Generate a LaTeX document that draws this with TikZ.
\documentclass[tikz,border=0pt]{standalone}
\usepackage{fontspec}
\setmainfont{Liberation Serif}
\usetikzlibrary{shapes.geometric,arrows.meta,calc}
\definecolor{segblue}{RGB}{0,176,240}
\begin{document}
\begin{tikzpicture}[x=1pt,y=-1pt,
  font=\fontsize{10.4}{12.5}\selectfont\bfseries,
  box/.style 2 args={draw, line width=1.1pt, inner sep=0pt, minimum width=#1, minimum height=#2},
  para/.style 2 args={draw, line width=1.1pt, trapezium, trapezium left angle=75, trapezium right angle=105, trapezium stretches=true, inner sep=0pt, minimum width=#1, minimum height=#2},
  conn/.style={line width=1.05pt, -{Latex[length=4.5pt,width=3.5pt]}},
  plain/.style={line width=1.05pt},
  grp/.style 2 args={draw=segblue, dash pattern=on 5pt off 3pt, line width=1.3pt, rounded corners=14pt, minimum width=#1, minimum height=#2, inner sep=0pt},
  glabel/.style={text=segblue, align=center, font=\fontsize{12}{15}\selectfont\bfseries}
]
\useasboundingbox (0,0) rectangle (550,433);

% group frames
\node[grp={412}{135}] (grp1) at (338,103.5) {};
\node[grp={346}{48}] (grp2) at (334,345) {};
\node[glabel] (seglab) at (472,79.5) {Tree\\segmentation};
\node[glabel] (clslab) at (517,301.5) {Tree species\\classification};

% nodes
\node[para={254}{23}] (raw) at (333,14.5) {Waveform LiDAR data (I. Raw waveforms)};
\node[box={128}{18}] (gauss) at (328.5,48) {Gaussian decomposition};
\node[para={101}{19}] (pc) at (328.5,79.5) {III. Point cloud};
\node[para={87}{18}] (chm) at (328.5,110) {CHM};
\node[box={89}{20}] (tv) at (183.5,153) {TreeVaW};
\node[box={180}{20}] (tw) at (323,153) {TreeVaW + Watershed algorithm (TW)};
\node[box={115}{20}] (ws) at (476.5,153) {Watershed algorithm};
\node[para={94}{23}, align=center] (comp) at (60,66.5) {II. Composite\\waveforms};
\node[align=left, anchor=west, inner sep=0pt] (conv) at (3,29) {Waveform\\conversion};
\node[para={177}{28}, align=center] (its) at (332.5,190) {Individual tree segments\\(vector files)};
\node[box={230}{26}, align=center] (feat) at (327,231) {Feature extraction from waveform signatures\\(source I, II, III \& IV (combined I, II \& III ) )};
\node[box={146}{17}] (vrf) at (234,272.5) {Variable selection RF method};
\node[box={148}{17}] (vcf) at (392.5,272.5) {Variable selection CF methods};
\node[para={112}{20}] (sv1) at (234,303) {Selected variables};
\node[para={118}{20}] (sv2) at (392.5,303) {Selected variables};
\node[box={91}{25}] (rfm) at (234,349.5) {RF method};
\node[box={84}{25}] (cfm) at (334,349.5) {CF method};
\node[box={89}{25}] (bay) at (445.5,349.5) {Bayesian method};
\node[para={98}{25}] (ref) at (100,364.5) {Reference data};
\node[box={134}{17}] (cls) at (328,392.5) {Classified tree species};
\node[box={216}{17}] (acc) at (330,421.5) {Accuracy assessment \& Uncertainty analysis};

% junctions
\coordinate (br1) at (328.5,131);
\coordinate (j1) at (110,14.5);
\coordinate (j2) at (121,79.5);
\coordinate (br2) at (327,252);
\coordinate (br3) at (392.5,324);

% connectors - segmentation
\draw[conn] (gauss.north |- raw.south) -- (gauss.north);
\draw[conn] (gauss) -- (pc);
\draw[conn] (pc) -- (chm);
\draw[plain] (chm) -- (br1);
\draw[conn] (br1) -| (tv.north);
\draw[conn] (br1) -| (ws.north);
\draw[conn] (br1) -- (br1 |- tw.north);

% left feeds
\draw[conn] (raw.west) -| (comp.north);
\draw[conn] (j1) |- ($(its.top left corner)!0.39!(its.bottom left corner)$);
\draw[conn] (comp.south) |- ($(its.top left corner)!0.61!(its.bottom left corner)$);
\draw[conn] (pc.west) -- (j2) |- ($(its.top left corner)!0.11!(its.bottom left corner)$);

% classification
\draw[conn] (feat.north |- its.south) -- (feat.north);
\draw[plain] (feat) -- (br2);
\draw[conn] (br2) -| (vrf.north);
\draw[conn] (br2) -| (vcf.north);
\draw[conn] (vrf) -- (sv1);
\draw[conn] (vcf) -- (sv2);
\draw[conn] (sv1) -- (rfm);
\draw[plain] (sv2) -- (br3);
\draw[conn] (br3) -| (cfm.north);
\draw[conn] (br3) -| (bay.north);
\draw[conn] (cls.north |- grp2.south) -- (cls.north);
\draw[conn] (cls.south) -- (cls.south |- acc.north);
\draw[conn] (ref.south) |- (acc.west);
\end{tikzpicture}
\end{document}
================
◆ Directions for this task: Reproduce all data above, unchanged.

◆ Exercise result:
Generate a LaTeX document that draws this with TikZ.
\documentclass[tikz,border=0pt]{standalone}
\usepackage{fontspec}
\setmainfont{Liberation Serif}
\usetikzlibrary{shapes.geometric,arrows.meta,calc}
\definecolor{segblue}{RGB}{0,176,240}
\begin{document}
\begin{tikzpicture}[x=1pt,y=-1pt,
  font=\fontsize{10.4}{12.5}\selectfont\bfseries,
  box/.style 2 args={draw, line width=1.1pt, inner sep=0pt, minimum width=#1, minimum height=#2},
  para/.style 2 args={draw, line width=1.1pt, trapezium, trapezium left angle=75, trapezium right angle=105, trapezium stretches=true, inner sep=0pt, minimum width=#1, minimum height=#2},
  conn/.style={line width=1.05pt, -{Latex[length=4.5pt,width=3.5pt]}},
  plain/.style={line width=1.05pt},
  grp/.style 2 args={draw=segblue, dash pattern=on 5pt off 3pt, line width=1.3pt, rounded corners=14pt, minimum width=#1, minimum height=#2, inner sep=0pt},
  glabel/.style={text=segblue, align=center, font=\fontsize{12}{15}\selectfont\bfseries}
]
\useasboundingbox (0,0) rectangle (550,433);

% group frames
\node[grp={412}{135}] (grp1) at (338,103.5) {};
\node[grp={346}{48}] (grp2) at (334,345) {};
\node[glabel] (seglab) at (472,79.5) {Tree\\segmentation};
\node[glabel] (clslab) at (517,301.5) {Tree species\\classification};

% nodes
\node[para={254}{23}] (raw) at (333,14.5) {Waveform LiDAR data (I. Raw waveforms)};
\node[box={128}{18}] (gauss) at (328.5,48) {Gaussian decomposition};
\node[para={101}{19}] (pc) at (328.5,79.5) {III. Point cloud};
\node[para={87}{18}] (chm) at (328.5,110) {CHM};
\node[box={89}{20}] (tv) at (183.5,153) {TreeVaW};
\node[box={180}{20}] (tw) at (323,153) {TreeVaW + Watershed algorithm (TW)};
\node[box={115}{20}] (ws) at (476.5,153) {Watershed algorithm};
\node[para={94}{23}, align=center] (comp) at (60,66.5) {II. Composite\\waveforms};
\node[align=left, anchor=west, inner sep=0pt] (conv) at (3,29) {Waveform\\conversion};
\node[para={177}{28}, align=center] (its) at (332.5,190) {Individual tree segments\\(vector files)};
\node[box={230}{26}, align=center] (feat) at (327,231) {Feature extraction from waveform signatures\\(source I, II, III \& IV (combined I, II \& III ) )};
\node[box={146}{17}] (vrf) at (234,272.5) {Variable selection RF method};
\node[box={148}{17}] (vcf) at (392.5,272.5) {Variable selection CF methods};
\node[para={112}{20}] (sv1) at (234,303) {Selected variables};
\node[para={118}{20}] (sv2) at (392.5,303) {Selected variables};
\node[box={91}{25}] (rfm) at (234,349.5) {RF method};
\node[box={84}{25}] (cfm) at (334,349.5) {CF method};
\node[box={89}{25}] (bay) at (445.5,349.5) {Bayesian method};
\node[para={98}{25}] (ref) at (100,364.5) {Reference data};
\node[box={134}{17}] (cls) at (328,392.5) {Classified tree species};
\node[box={216}{17}] (acc) at (330,421.5) {Accuracy assessment \& Uncertainty analysis};

% junctions
\coordinate (br1) at (328.5,131);
\coordinate (j1) at (110,14.5);
\coordinate (j2) at (121,79.5);
\coordinate (br2) at (327,252);
\coordinate (br3) at (392.5,324);

% connectors - segmentation
\draw[conn] (gauss.north |- raw.south) -- (gauss.north);
\draw[conn] (gauss) -- (pc);
\draw[conn] (pc) -- (chm);
\draw[plain] (chm) -- (br1);
\draw[conn] (br1) -| (tv.north);
\draw[conn] (br1) -| (ws.north);
\draw[conn] (br1) -- (br1 |- tw.north);

% left feeds
\draw[conn] (raw.west) -| (comp.north);
\draw[conn] (j1) |- ($(its.top left corner)!0.39!(its.bottom left corner)$);
\draw[conn] (comp.south) |- ($(its.top left corner)!0.61!(its.bottom left corner)$);
\draw[conn] (pc.west) -- (j2) |- ($(its.top left corner)!0.11!(its.bottom left corner)$);

% classification
\draw[conn] (feat.north |- its.south) -- (feat.north);
\draw[plain] (feat) -- (br2);
\draw[conn] (br2) -| (vrf.north);
\draw[conn] (br2) -| (vcf.north);
\draw[conn] (vrf) -- (sv1);
\draw[conn] (vcf) -- (sv2);
\draw[conn] (sv1) -- (rfm);
\draw[plain] (sv2) -- (br3);
\draw[conn] (br3) -| (cfm.north);
\draw[conn] (br3) -| (bay.north);
\draw[conn] (cls.north |- grp2.south) -- (cls.north);
\draw[conn] (cls.south) -- (cls.south |- acc.north);
\draw[conn] (ref.south) |- (acc.west);
\end{tikzpicture}
\end{document}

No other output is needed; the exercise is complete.